Degenerative back disease can be a chronic problem for many Americans. Replacing the diseased disc is now an option for some of these patients.
The Spine Center at the University of Colorado Hospital is taking part in a nationwide clinical trial testing a new model of a replacement disc.
Kathy Hassebrook traveled from Aberdeen, S.D., to take part in this specific clinical trail.
For the past 10 years, she's experienced increasing back pain and what she calls a lack of back structure. She's tried back injections, physical therapy and wearing a back brace. Nothing worked.

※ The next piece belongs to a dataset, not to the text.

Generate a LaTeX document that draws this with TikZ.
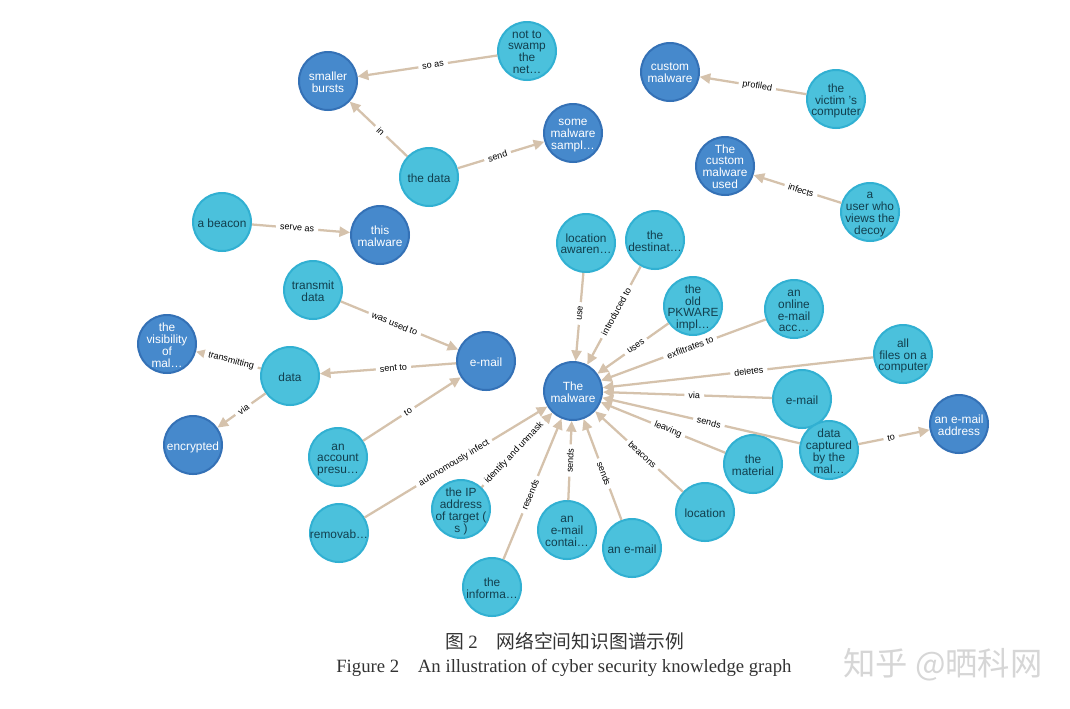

"I've had the options given to me to either live with it, which I've done, and when it got to the point that it got so bad that it was affecting different things in my life, there's two surgeries that were recommended," said Hassebrook.
Golfing and bowling have been off limits , but it was a recent trip to Thailand that solidified her decision to have surgery.
"There was an elephant ride I was not on! And, I was afraid of the long flight," said Hassebrook.
Missing that elephant ride was her last straw. She decided to enroll and was accepted into the clinical trial.
Dr. Vikas Patel leads a team of spine surgeons who are testing the newly designed artificial disc.
"This new disc is a third-generation type of disc where they are combining aspects of previous implants that we believe are better. These trials are important in general to make certain when new technologies come out they are thoroughly tested and carefully followed to make sure they are better than what's currently available," said Dr. Patel.
The new disc incorporates added mobility.
"It allows a bit of sliding and translating motion," said Dr. Patel. He said it will act even more like a natural spine disc.
Because Kathy is part of this clinical trial, she can not know if her replacement will be with the new disc or an older version. To her, either disc will be fine.
"The good news is that I get one of the discs and I don't have a fusion surgery scheduled. I either get the one being studied in the trial or one that is already FDA approved," said Hassebrook on the day prior to her surgery.
The minimally invasive surgery to remove the diseased disc and implant the new one took about three hours. Kathy was walking within the first day.
She flew back to Colorado for a seven-week check up. There's no doubt in her mind, she said, the surgery was a success. To prove it, she wore high-heeled boots to her appointment. That was something she could not do until after the surgery.
"I was hopeful, but it's like I stepped back 10 years and it worked," said Hassebrook.
Not knowing what disc was implanted is not even an issue.
"I'm guessing maybe I have the new one, but either way it worked. I'm happy," said Hassebrook.
Kathy's experience will join that of about 300 other patients to determine which disc may help future patients the most.
If this disc is approved by the FDA, it could be available in about three years.
The clinical trial is still accepting new patients.